The pages that follow describe these interactions, quoting generously from Vincent's letters. Step by step, Unger takes us from Vincent, the itinerant preacher to Vincent, the artist, starting by studying famous artists from Millet to Rembrandt, joining studios and going to art schools.
"Keenly aware that he'd started late and was far behind his peers, Van Gogh south out more experienced artists. 'How is one supposed to learn to draw unless someone shows you?' he asked."
But his most important education came once he joined Theo in Paris.
"Here in the French capital art was as much about polemic as it was about the nuts and bolts of picture-making . . . Here painting, sculpture, and literature were treated as serious business. . . ."
Theo helps his brother join an important studio, only to have Vincent ultimately leave, feeling frustrated by what he considered "drudgery." He wanted to follow his own path, meeting with artists he felt could teach him something, painters like Toulouse Lautrec and Paul Signac.
"In two short years he got a crash course in modernism that for others took a lifetime. His eagerness to belong allowed him to grow more rapidly than if he'd taken a more dogmatic approach."
By learning directly from those he admired rather than in a more structured, didactic setting, Vincent made major discoveries, finding the artistic language he'd been looking for.
The Van Gogh letters also provide the narrative for the central relationship in Vincent's life, that with his younger brother Theo, who worked for an art dealer. It's well known that Theo supported his brother financially, encouraging his artistic explorations. What Unger shows, and which will be new information to many readers, is what Vincent gave Theo in return. Through Vincent, Theo met struggling but talented artists who would prove to be important additions to his gallery, among them Lautrec and Paul Gauguin. Theo's choices put his small gallery on the map: "the Parisian art world took notice."

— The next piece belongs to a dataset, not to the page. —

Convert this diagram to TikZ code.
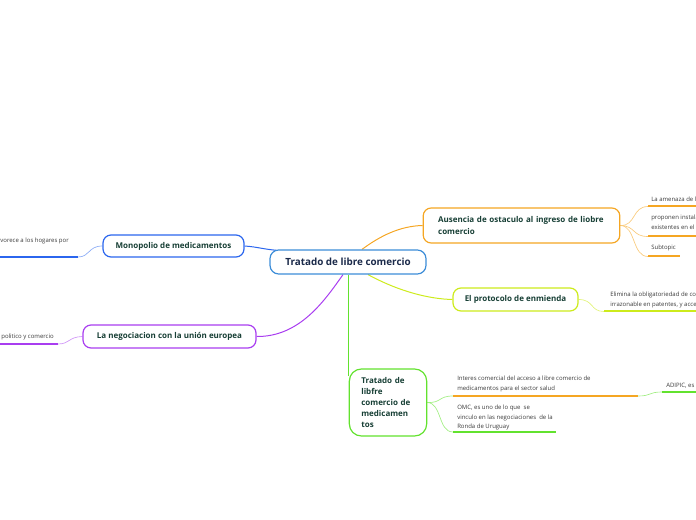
\documentclass[tikz,border=0pt]{standalone}
\usepackage{fontspec}
\setmainfont{Open Sans}
\usetikzlibrary{positioning,calc,backgrounds}
\definecolor{hubblue}{HTML}{3C8DD8}
\definecolor{hubtext}{HTML}{1B2A4A}
\definecolor{monoblue}{HTML}{2B66EE}
\definecolor{negpurple}{HTML}{A93EF0}
\definecolor{ausorange}{HTML}{F5A623}
\definecolor{protolime}{HTML}{CDEB1C}
\definecolor{medgreen}{HTML}{62E22E}
\definecolor{topictext}{HTML}{173F35}
\definecolor{subtext}{HTML}{3A3A3A}
\tikzset{
  hub/.style={draw=hubblue, rounded corners=6.5pt, line width=.9pt, fill=white, text=hubtext, font=\fontsize{7.4}{9}\selectfont\bfseries, minimum width=117pt, minimum height=18pt},
  topic/.style={draw, rounded corners=6pt, line width=.9pt, fill=white, text=topictext, font=\fontsize{6}{9.5}\selectfont\bfseries},
  sub/.style={font=\fontsize{4.5}{6.9}\selectfont, text=subtext, align=left, inner sep=0pt},
  conn/.style={line width=.75pt},
  subconn/.style={line width=.5pt},
  uline/.style={line width=1.5pt},
}
\begin{document}
\begin{tikzpicture}[x=0.75pt,y=-0.75pt]
  \useasboundingbox (0,0) rectangle (696,520);
  % central topic and main topics
  \node[hub] (hub) at (348,262) {Tratado de libre comercio};
  \node[topic, draw=monoblue, minimum width=105.75pt, minimum height=16.5pt] (mono) at (173.5,246) {Monopolio de medicamentos};
  \node[topic, draw=negpurple, minimum width=129.75pt, minimum height=17.25pt] (neg) at (169.5,336.5) {La negociacion con la unión europea};
  \node[topic, draw=ausorange, minimum height=26.25pt, text width=125pt, inner xsep=11.25pt, align=left] (aus) at (521.5,225.5) {Ausencia de ostaculo al ingreso de liobre\\comercio};
  \node[topic, draw=protolime, minimum width=93.75pt, minimum height=17.25pt] (proto) at (515.5,299.5) {El protocolo de enmienda};
  \node[topic, draw=medgreen, rounded corners=9pt, minimum height=50.25pt, text width=40pt, inner xsep=9pt, align=left, font=\fontsize{6}{8.1}\selectfont\bfseries] (med) at (388,402.5) {Tratado de\\libfre\\comercio de\\medicamen\\tos};

  % subtopic texts
  \node[sub, anchor=base east] (monoTxt) at (69,243) {favorece a los hogares por};
  \node[sub, anchor=base east] (negTxt) at (54,339) {politico y comercio};
  \node[sub, anchor=base west] (amenaza) at (651,202) {La amenaza de l};
  \node[sub, anchor=north west] (proponen) at (651,215) {proponen instala\\existentes en el};
  \node[sub, anchor=base west] (subtopic) at (651,250) {Subtopic};
  \node[sub, anchor=north west] (elimina) at (610,292) {Elimina la obligatoriedad de co\\irrazonable en patentes, y acce};
  \node[sub, anchor=north west] (interes) at (457,376) {Interes comercial del acceso a libre comercio de\\medicamentos para el sector salud};
  \node[sub, anchor=base west] (adpic) at (666,387) {ADIPIC, es};
  \node[sub, anchor=north west] (omc) at (457,405) {OMC, es uno de lo que\ \ se\\vinculo en las negociaciones\ \ de la\\Ronda de Uruguay};

  % underline ends
  \coordinate (monoL) at (78,257);
  \coordinate (negL) at (58,344);
  \coordinate (amenazaL) at (648,206.5);
  \coordinate (proponenL) at (648,236.5);
  \coordinate (subtopicL) at (648,256.5);
  \coordinate (eliminaL) at (604,311.5);
  \coordinate (interesL) at (453,396);
  \coordinate (interesR) at (638,396);
  \coordinate (adpicL) at (662,392);
  \coordinate (omcL) at (453,432);

  \begin{scope}[on background layer]
    % main connectors
    \draw[conn, monoblue] (mono.east) .. controls (258,247) and (262,249) .. ($(hub.north west)+(8,1)$);
    \draw[conn, negpurple] (neg.east) .. controls (300,337) and (325,300) .. ($(hub.south)+(-5,0)$);
    \draw[conn, ausorange] ($(hub.north)+(14,0)$) .. controls (380,236) and (400,226) .. (aus.west);
    \draw[conn, protolime] ($(hub.south)+(20,0)$) .. controls (400,292) and (430,299) .. (proto.west);
    \draw[conn, medgreen] (hub.south) -- ($(hub.south |- med.north)+(0,8)$);

    % branches to subtopics
    \draw[subconn, monoblue!55] (mono.west) .. controls (88,246) and (90,257) .. (monoL);
    \draw[uline, monoblue] (monoL) -- ++(-90,0);
    \draw[subconn, negpurple!55] (neg.west) .. controls (68,337) and (70,344) .. (negL);
    \draw[uline, negpurple] (negL) -- ++(-70,0);
    \draw[subconn, ausorange!60] (aus.east) .. controls (636,226) and (632,206.5) .. (amenazaL);
    \draw[subconn, ausorange!60] (aus.east) .. controls (636,226) and (632,236.5) .. (proponenL);
    \draw[subconn, ausorange!60] (aus.east) .. controls (636,226) and (632,256.5) .. (subtopicL);
    \draw[uline, ausorange] (amenazaL) -- ++(60,0);
    \draw[uline, ausorange] (proponenL) -- ++(60,0);
    \draw[uline, ausorange] (subtopicL) -- ++(32,0);
    \draw[subconn, protolime!60] (proto.east) .. controls (594,299.5) and (590,311.5) .. (eliminaL);
    \draw[uline, protolime] (eliminaL) -- ++(100,0);
    \draw[subconn, medgreen!60] (med.east) .. controls (442,403) and (438,396) .. (interesL);
    \draw[subconn, medgreen!60] (med.east) .. controls (442,403) and (438,432) .. (omcL);
    \draw[uline, ausorange] (interesL) -- (interesR);
    \draw[subconn, medgreen!60] (interesR) .. controls (652,396) and (648,392) .. (adpicL);
    \draw[uline, medgreen] (adpicL) -- ++(40,0);
    \draw[uline, medgreen] (omcL) -- ++(103,0);
  \end{scope}
\end{tikzpicture}
\end{document}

"Witnessing Vincent's transformation in turn transformed the way Theo regarded his own profession. Vincent's more bohemian lifestyle inevitably penetrated his more upscale world. The older brother's success among the radicals encouraged the younger to expand his horizons. Theo began to look at Vincent differently, not as a brilliant but erratic and hopelessly impractical figure, but as an accomplished artist who was earning the respect of people he respected."
Now artists wanted to be friends with Vincent so he would help them get into Theo's gallery. Gauguin wrote to Vincent, asking for "a brief word from you on this subject." And Vincent was happy to oblige.

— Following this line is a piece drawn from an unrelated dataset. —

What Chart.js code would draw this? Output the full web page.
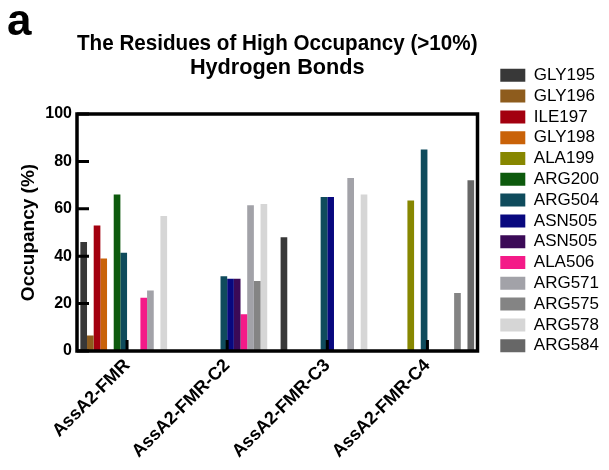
<!DOCTYPE html>
<html>
<head>
<meta charset="utf-8">
<title>Hydrogen bond occupancy</title>
<script src="https://cdn.jsdelivr.net/npm/chart.js@4.4.1/dist/chart.umd.min.js"></script>
<style>
  html, body { margin: 0; padding: 0; background: #fff; }
  #wrap { width: 609px; height: 470px; }
</style>
</head>
<body>
<div id="wrap"><canvas id="hbChart" width="609" height="470"></canvas></div>
<script>
// systems on the x axis
const categories = ['AssA2-FMR', 'AssA2-FMR-C2', 'AssA2-FMR-C3', 'AssA2-FMR-C4'];

// residue names, one bar series each
const residues = ['GLY195', 'GLY196', 'ILE197', 'GLY198', 'ALA199', 'ARG200', 'ARG504',
                  'ASN505', 'ASN505', 'ALA506', 'ARG571', 'ARG575', 'ARG578', 'ARG584'];

// occupancy (%) per system, null = no bond above the cut-off
const gly195 = [46, null, 48, null];
const gly196 = [6.5, null, null, null];
const ile197 = [53, null, null, null];
const gly198 = [39, null, null, null];
const ala199 = [null, null, null, 63.5];
const arg200 = [66, null, null, null];
const arg504 = [41.5, 31.5, 65, 85];
const asn505a = [null, 30.5, 65, null];
const asn505b = [null, 30.5, null, null];
const ala506 = [22.5, 15.5, null, null];
const arg571 = [25.5, 61.5, 73, null];
const arg575 = [null, 29.5, null, 24.5];
const arg578 = [57, 62, 66, null];
const arg584 = [null, null, null, 72];

const yTicks = [0, 20, 40, 60, 80, 100];

const series = [gly195, gly196, ile197, gly198, ala199, arg200, arg504,
                asn505a, asn505b, ala506, arg571, arg575, arg578, arg584];
const colors = ['#383838', '#8e5c1d', '#a3000f', '#c96208', '#878700', '#0d5a0d', '#0f4b5c',
                '#08087f', '#3b0a57', '#f41a88', '#a2a2a8', '#848484', '#d6d6d6', '#676767'];

const FONT = '"Liberation Sans", Arial, Helvetica, sans-serif';
Chart.defaults.font.family = FONT;
Chart.defaults.color = '#000';

// box around the plot + inward tick marks + panel letter
const framePlugin = {
    id: 'frame',
    afterDatasetsDraw(chart) {
        const { ctx, chartArea: a, scales } = chart;
        ctx.save();
        ctx.strokeStyle = '#000';
        ctx.lineWidth = 3.5;
        ctx.strokeRect(a.left, a.top, a.right - a.left, a.bottom - a.top);
        ctx.lineWidth = 3;
        ctx.beginPath();
        yTicks.forEach(v => {
            const y = scales.y.getPixelForValue(v);
            ctx.moveTo(a.left, y);
            ctx.lineTo(a.left + 12, y);
        });
        categories.forEach((c, i) => {
            const x = scales.x.getPixelForValue(i);
            ctx.moveTo(x, a.bottom);
            ctx.lineTo(x, a.bottom - 11);
        });
        ctx.stroke();

        ctx.fillStyle = '#000';
        ctx.font = 'bold 44px ' + FONT;
        ctx.textBaseline = 'alphabetic';
        ctx.textAlign = 'left';
        ctx.fillText('a', 7, 35);
        ctx.restore();
    }
};

const ctx = document.getElementById('hbChart').getContext('2d');
new Chart(ctx, {
    type: 'bar',
    data: {
        labels: categories,
        datasets: residues.map((name, i) => ({
            label: name,
            data: series[i],
            backgroundColor: colors[i],
            borderWidth: 0,
            categoryPercentage: 0.933,
            barPercentage: 1.0
        }))
    },
    options: {
        responsive: false,
        animation: false,
        layout: { padding: 0 },
        plugins: {
            title: {
                display: true,
                fullSize: false,
                text: ['The Residues of High Occupancy (>10%)', 'Hydrogen Bonds'],
                font: { size: 21.7, weight: 'bold', lineHeight: 1.106 },
                color: '#000',
                padding: { top: 32.5, bottom: 33.5 }
            },
            legend: {
                position: 'right',
                fullSize: true,
                align: 'start',
                maxWidth: 140,
                title: {
                    display: true,
                    text: '',
                    font: { size: 10, lineHeight: 1.2 },
                    padding: { top: 51, bottom: 0 }
                },
                labels: {
                    boxWidth: 25,
                    boxHeight: 13,
                    padding: 3.8,
                    font: { size: 17, lineHeight: 1 },
                    color: '#000'
                }
            },
            tooltip: { enabled: false }
        },
        scales: {
            x: {
                grid: { display: false, drawTicks: false },
                border: { display: false },
                ticks: {
                    minRotation: 45,
                    maxRotation: 45,
                    padding: 4,
                    font: { size: 18, weight: 'bold' },
                    color: '#000'
                },
                afterFit(scale) { scale.height = 119; }
            },
            y: {
                min: 0,
                max: 100,
                grid: { display: false, drawTicks: false },
                border: { display: false },
                afterBuildTicks(scale) { scale.ticks = yTicks.map(v => ({ value: v })); },
                ticks: {
                    padding: 5,
                    font: { size: 16, weight: 'bold' },
                    color: '#000'
                },
                title: {
                    display: true,
                    text: 'Occupancy (%)',
                    font: { size: 19, weight: 'bold' },
                    color: '#000',
                    padding: { top: 17, bottom: 0 }
                },
                afterFit(scale) { scale.width = 77; }
            },
            // empty strip between plot frame and legend
            gap: {
                type: 'linear',
                position: 'right',
                grid: { display: false, drawTicks: false },
                border: { display: false },
                ticks: { display: false },
                afterFit(scale) { scale.width = 19; }
            }
        }
    },
    plugins: [framePlugin]
});
</script>
</body>
</html>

Vincent not only learned a lot from his artist friends, he also gave a lot back to them, despite being notoriously difficult and opinionated. He tried desperately to create a community out of their various personalities, even arranging a group exhibition, artists of the "Petit Boulevard," in contrast to the senior impressionist painters of the "Grand Boulevard."
"I believe that the first condition for success is to put aside petty jealousies. It's only unity that makes strength. It's well worth sacrificing selfishness, the 'each man for himself,' in the common interest."
Unfortunately, Vincent's fears were realized, with clashing egos causing divisiveness and problems. In the end, the show wasn't the "show of unity" Vincent had hoped for and not a single critic came to review it.
This is not the image most have of Vincent Van Gogh, someone working to unite fighting personalities, someone with a deep conviction of what art can and should mean. The portrait Unger paints in this book will be a much-needed revelation, a much truer picture of who this ever-evolving artist was.
Unger has clearly done an impressive amount of research, relying not only on the well-known letters between Vincent and his brother Theo, but a host of other material from the period, starting with early reviews of Vincent's work to later recognition of his stature. Specialists and the general public will all get a lot from this book, an essential addition to any art history library.